**Saved entries**
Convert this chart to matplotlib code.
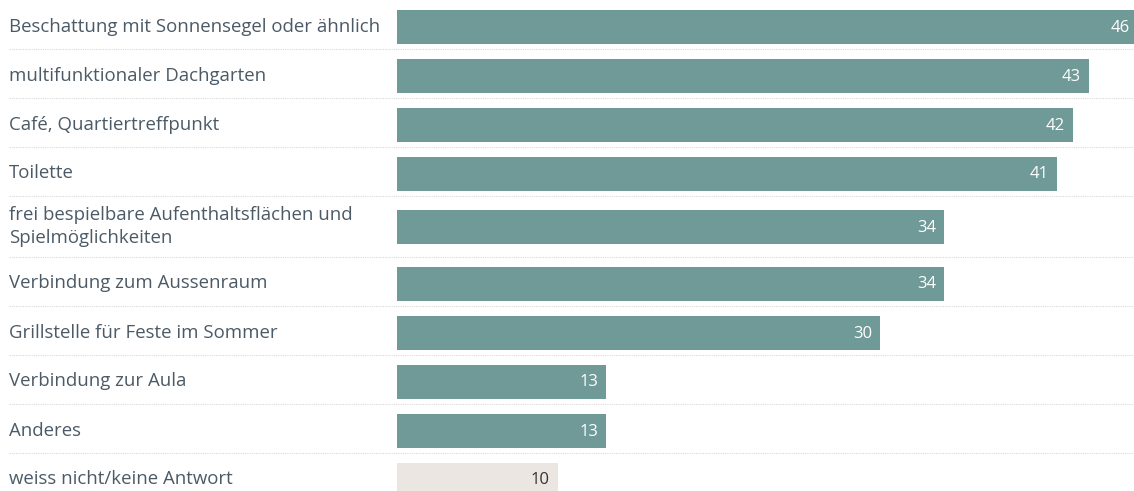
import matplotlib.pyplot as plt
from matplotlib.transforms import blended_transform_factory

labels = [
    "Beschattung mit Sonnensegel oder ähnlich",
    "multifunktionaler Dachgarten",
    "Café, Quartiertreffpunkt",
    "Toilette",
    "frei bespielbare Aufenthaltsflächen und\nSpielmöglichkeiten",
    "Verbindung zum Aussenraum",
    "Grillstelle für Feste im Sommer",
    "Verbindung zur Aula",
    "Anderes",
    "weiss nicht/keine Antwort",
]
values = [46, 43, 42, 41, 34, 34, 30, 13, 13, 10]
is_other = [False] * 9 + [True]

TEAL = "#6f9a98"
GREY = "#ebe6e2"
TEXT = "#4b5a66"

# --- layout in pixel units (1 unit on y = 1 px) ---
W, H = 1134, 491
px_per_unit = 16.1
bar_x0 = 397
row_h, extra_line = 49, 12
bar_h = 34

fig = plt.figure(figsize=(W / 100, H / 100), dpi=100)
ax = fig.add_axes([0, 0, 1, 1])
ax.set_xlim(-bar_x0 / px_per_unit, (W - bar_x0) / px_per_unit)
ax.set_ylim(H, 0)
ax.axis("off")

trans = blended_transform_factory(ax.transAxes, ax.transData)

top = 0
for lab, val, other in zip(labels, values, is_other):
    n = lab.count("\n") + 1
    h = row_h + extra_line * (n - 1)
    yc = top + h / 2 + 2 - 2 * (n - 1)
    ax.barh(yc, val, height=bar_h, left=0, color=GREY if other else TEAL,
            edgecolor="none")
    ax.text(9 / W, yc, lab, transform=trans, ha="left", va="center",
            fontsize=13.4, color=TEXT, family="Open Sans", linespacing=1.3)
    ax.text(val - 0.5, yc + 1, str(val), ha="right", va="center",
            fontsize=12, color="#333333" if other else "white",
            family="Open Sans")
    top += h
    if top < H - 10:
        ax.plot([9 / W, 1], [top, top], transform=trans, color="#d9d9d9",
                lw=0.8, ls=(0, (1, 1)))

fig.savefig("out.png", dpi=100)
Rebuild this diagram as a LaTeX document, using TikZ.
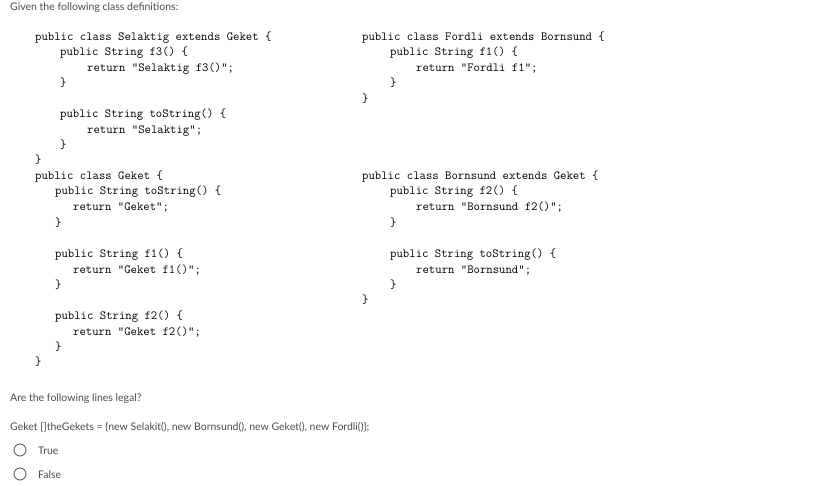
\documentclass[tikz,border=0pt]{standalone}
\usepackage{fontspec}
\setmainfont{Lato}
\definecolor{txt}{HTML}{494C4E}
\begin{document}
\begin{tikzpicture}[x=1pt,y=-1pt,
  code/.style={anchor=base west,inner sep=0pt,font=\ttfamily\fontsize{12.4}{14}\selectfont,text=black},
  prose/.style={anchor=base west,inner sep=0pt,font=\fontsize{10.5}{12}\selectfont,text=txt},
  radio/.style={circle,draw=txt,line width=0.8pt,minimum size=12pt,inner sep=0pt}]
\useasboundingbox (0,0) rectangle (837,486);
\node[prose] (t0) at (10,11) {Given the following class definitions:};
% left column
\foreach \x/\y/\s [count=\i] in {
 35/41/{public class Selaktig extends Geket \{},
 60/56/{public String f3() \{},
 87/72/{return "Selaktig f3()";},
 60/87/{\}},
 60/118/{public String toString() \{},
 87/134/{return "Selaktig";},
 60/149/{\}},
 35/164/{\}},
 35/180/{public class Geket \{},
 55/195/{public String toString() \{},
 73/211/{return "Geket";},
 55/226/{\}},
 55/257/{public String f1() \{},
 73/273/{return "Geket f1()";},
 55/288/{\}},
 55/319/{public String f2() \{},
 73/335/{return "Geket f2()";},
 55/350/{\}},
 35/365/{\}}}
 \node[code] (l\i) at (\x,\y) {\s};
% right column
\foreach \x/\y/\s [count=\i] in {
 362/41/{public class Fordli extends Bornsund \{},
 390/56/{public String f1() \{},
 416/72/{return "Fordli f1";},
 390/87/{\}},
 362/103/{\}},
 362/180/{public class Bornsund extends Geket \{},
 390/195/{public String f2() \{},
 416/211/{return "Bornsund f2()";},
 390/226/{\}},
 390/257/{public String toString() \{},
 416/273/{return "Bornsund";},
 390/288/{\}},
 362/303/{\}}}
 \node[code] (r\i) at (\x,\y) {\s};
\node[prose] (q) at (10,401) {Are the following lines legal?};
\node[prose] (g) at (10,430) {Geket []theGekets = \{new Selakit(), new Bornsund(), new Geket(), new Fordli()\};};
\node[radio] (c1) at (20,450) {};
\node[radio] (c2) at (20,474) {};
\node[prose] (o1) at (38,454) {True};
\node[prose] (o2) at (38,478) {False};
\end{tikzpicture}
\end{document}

**Stated problem**
Gather and copy every line of the data in which the string "matplotlib" is found.

**Result of this task**
Convert this chart to matplotlib code.
import matplotlib.pyplot as plt
from matplotlib.transforms import blended_transform_factory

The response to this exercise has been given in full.